Dear Americans,
During your country’s recent presidential campaign, President-elect Trump spoke about the threat of climate change: “So they talk all the time about how the ocean will rise in five hundred years, one-eighth of an inch, who the hell cares?”
Now, before you decide where I’m going with that quote, please allow me to give a disclaimer as to what this letter is not.
It is not meant to interfere or intermingle with your country’s affairs. It is neither an interrogation of the rise of fascists in the US (we too are teeming with them here in India, where I live) nor is this a critique of your country’s policies, whether economic or environmental, domestic or foreign.
I also don’t mean for this letter to be a criticism of you, the American people. My appreciation for America and its citizens remains profound. I have never visited, but the USA still inspires me with its passionate student protests, coveted colleges, skyscrapers, pride parades, and wonderous natural beauty. America is where Emily Dickinson lived and breathed, and it’s the place where aliens and zombies always go first. I have no reason not to admire your country.
But what this letter is is a reminder that there is a world outside your country’s borders. The borders that many of you, including President-elect Trump, treat as though they are the outer edges of the world, frontiers to guard with unparalleled fervor.
Now, back to what Trump asked on the campaign trail: “Who the hell cares?” I suppose the question mirrors what many Americans ask of themselves, despite their differences: “Why should we care?”
It’s a fair question. You have everything, after all: crude oil and natural gas, Hollywood and New York, Dancing with the Stars and detention centers. Why should you care? Plus, you also have Elon Musk. So if everything fails, you can just hitch a ride to Mars in one of his rockets, leaving us unchosen ones behind, waving at your shiny spacecraft from down below.
I am told that one of the most American things an American can do is die without ever having stepped outside America. For a while, I almost believed the myth that only ten percent of you have passports, but then I’ve come across a few of you here in India and am reminded that you do indeed travel. Although probably not as often to remember the names of the cities and the islands you have visited that are slowly sinking into the ocean (not to mention the names of the monsters who were spawned by your leaders that control them).
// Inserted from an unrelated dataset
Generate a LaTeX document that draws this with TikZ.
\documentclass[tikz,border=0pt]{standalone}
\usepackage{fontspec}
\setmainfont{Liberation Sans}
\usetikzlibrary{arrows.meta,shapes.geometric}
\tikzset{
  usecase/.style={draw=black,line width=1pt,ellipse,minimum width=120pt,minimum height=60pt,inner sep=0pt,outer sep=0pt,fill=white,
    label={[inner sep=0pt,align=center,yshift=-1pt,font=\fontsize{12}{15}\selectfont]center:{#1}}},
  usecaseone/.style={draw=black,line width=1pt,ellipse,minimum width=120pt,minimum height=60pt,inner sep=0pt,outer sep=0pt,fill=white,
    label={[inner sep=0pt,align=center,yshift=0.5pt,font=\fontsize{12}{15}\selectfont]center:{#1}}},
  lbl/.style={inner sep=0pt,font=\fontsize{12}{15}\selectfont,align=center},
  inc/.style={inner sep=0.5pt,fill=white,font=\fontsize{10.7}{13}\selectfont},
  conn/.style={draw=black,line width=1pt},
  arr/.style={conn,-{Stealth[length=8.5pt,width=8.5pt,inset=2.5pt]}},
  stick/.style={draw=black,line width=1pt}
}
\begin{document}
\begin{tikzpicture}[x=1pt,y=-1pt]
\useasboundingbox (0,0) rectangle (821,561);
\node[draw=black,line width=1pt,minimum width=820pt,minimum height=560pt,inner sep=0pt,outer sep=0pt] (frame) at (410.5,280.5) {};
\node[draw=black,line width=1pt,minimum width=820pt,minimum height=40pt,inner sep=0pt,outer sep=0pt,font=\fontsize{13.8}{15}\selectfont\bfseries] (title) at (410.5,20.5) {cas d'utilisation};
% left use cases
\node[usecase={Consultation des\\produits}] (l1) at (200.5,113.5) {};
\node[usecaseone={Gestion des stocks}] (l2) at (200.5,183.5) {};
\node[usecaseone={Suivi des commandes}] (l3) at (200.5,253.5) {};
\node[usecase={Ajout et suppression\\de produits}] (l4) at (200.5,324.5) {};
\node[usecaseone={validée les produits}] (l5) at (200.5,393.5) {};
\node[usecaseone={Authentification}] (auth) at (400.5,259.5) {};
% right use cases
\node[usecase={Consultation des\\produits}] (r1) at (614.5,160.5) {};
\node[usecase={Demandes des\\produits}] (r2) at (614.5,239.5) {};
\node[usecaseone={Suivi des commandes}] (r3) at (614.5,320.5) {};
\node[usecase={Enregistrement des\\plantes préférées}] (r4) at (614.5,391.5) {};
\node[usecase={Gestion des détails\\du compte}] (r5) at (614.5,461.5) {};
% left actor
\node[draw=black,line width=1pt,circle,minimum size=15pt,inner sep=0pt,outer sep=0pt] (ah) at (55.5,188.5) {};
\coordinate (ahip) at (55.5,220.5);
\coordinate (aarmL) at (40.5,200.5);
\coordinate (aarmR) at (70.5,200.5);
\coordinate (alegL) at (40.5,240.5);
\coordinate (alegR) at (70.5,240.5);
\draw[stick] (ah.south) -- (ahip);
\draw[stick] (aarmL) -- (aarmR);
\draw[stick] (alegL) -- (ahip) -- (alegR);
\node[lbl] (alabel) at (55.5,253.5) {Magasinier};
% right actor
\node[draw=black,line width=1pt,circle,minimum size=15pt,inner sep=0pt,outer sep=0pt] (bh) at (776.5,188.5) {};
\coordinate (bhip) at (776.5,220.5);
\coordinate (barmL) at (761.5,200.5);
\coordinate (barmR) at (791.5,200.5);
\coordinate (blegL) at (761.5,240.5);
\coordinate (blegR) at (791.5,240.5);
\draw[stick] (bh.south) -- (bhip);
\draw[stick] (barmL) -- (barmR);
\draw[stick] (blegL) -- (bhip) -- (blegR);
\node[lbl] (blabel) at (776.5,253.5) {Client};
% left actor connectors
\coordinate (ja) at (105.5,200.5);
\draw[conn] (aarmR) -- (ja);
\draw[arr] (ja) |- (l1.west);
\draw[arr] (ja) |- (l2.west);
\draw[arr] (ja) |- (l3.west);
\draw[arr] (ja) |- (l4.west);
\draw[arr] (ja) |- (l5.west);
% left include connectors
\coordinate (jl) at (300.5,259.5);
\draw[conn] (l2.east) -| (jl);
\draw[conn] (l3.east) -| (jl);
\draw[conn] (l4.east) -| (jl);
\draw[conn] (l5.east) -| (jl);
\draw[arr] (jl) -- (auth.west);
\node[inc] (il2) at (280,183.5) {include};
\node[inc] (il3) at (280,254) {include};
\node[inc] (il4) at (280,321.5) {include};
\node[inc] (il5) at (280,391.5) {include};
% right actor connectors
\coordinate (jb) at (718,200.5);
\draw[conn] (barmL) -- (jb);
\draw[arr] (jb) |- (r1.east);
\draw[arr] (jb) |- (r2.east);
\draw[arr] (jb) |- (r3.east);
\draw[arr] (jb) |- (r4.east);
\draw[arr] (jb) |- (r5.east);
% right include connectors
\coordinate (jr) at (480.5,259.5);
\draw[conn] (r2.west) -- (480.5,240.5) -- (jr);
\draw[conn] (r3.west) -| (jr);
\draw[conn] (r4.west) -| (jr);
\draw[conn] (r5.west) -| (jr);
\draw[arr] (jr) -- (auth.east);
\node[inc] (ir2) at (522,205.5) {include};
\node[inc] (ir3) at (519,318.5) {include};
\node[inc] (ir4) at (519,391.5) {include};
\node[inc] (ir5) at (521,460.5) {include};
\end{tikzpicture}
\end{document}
So, when Trump asks, “Who the hell cares?" there is only one thing to be said, despite the prevailing fashion of being dubbed as anti-American (“You’re either with us or against us”) or the fear of getting your visas canceled, or worse, being deported: We care, Mr. President-elect. The world is not just America. We, too, exist.
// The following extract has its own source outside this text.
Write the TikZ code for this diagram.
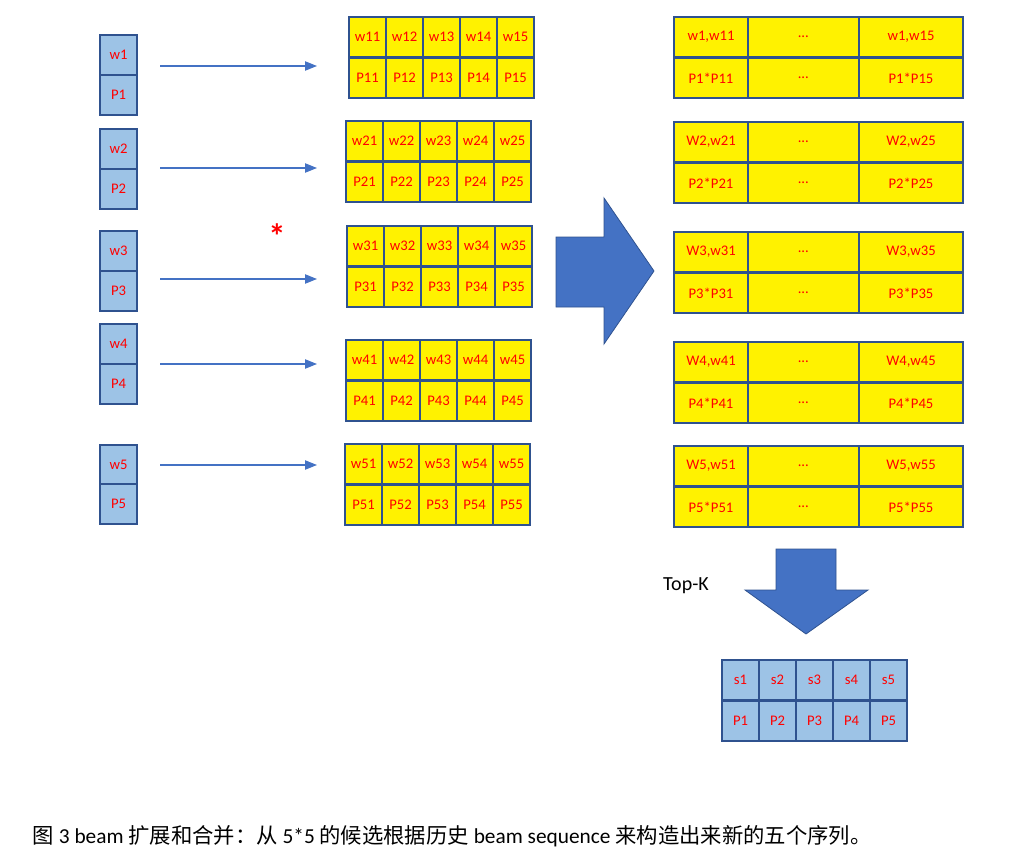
\documentclass[tikz,border=0pt]{standalone}
\usepackage{fontspec}
\setmainfont{Carlito}
\newfontfamily\cjk{Noto Sans CJK SC}
\usetikzlibrary{arrows.meta}
\definecolor{bfill}{HTML}{9DC3E6}
\definecolor{bdraw}{HTML}{2F528F}
\definecolor{abl}{HTML}{4472C4}
\tikzset{
 cell/.style={draw=bdraw,line width=1.5pt,minimum height=30pt,inner sep=0pt,font=\fontsize{11}{11}\selectfont,text=red,anchor=north west},
 bcell/.style={cell,fill=bfill,minimum width=28pt},
 ycell/.style={cell,fill=yellow,minimum width=27.75pt},
 conn/.style={abl,line width=0.8pt,-{Triangle[length=9pt,width=7pt]}}
}
\begin{document}
\begin{tikzpicture}[x=0.75pt,y=-0.75pt]
\useasboundingbox (0,0) rectangle (1020,863);
% left column
\foreach \i/\yw/\yp in {1/34/74,2/128/168,3/230/270,4/323/363,5/444/483}{
 \node[bcell] (w\i) at (99,\yw) {w\i};
 \node[bcell] (p\i) at (99,\yp) {P\i};
}
% middle grids
\foreach \i/\x/\y in {1/348/16,2/345/120,3/346/225,4/345/339,5/344/443}{
 \foreach \j in {1,...,5}{
  \node[ycell] (m\i w\j) at ({\x+37*(\j-1)},\y) {w\i\j};
  \node[ycell] (m\i p\j) at ({\x+37*(\j-1)},\y+41) {P\i\j};
 }
 \coordinate (mt\i) at (\x-32,\y+50);
}
\foreach \i/\y in {1/66,2/168,3/279,4/364,5/465}{
 \coordinate (as\i) at (160,\y);
 \coordinate (ae\i) at (317,\y);
 \draw[conn] (as\i) -- (ae\i);
}
\node[text=red,font=\fontsize{26}{26}\selectfont\bfseries] (star) at (277,236) {*};
% right grids
\foreach \i/\y/\W in {1/16/w,2/121/W,3/231/W,4/341/W,5/445/W}{
 \node[ycell,minimum width=55.5pt] (r\i a) at (673,\y) {\W\i,w\i1};
 \node[ycell,minimum width=83pt] (r\i b) at (747,\y) {...};
 \node[ycell,minimum width=78pt] (r\i c) at (858,\y) {\W\i,w\i5};
 \node[ycell,minimum width=55.5pt] (r\i d) at (673,\y+41) {P\i*P\i1};
 \node[ycell,minimum width=83pt] (r\i e) at (747,\y+41) {...};
 \node[ycell,minimum width=78pt] (r\i f) at (858,\y+41) {P\i*P\i5};
}
% big arrows
\fill[abl,draw=bdraw,line width=0.6pt] (556,237) -- (604,237) -- (604,198) -- (654,271) -- (604,344) -- (604,307) -- (556,307) -- cycle;
\fill[abl,draw=bdraw,line width=0.6pt] (776,549) -- (836,549) -- (836,590) -- (868,590) -- (806,634) -- (745,590) -- (776,590) -- cycle;
\node[font=\fontsize{15}{15}\selectfont] (topk) at (686,586) {Top-K};
% bottom
\foreach \j in {1,...,5}{
 \node[bcell,minimum width=27.75pt] (s\j) at ({721+37*(\j-1)},659) {s\j};
 \node[bcell,minimum width=27.75pt] (q\j) at ({721+37*(\j-1)},700) {P\j};
}
\node[anchor=west,font=\fontsize{16}{16}\selectfont] (cap) at (28,836) {{\cjk 图} 3 beam {\cjk 扩展和合并：从} 5*5 {\cjk 的候选根据历史} beam sequence {\cjk 来构造出来新的五个序列。}};
\end{tikzpicture}
\end{document}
“The oceans are rising,” Trump mocked, cracking himself up. “So what, we’ll have a little bit more beach-front property. That’s not the worst thing in the world.”
Oceans do not care for our laughter or our beach-front properties. When they roar and decide to come sit beside us on our couches and sleep beside us in our bedrooms, our laughter wilts, our bodies swell and burst open like potpourri leaves, and no god knows the trick of taming an ocean back to where it came from.
The World Economic Forum has a list of eleven sinking cities that could disappear by 2100. Some are tucked in faraway places the average American citizen could not care less about, partly due to indifference and partly due to inconvenience. But I bet you didn’t know that some of these cities happen to be in your country, and one of them is sinking two inches every year. Any guesses which one? Want a hint?
Houston: we have a problem. (As do New Orleans, Virginia Beach, and Miami.)
I concede this election was a tough choice. The lesser evil vs evil incarnate. You had to choose, and choose, you most certainly did. So, as you stand with your choice, an old, racist felon who will “fix it,” and make you “great again,” I wish you the best of luck.
Just please understand that your choices matter to the rest of us around the world just as much or even more than they matter to you. We may not have your Walmarts or tater tots, your Statue of Liberty or Guantanamo Bay, but we do have oceans, and they are coming for us.
And once they have come for us, they will come for you too.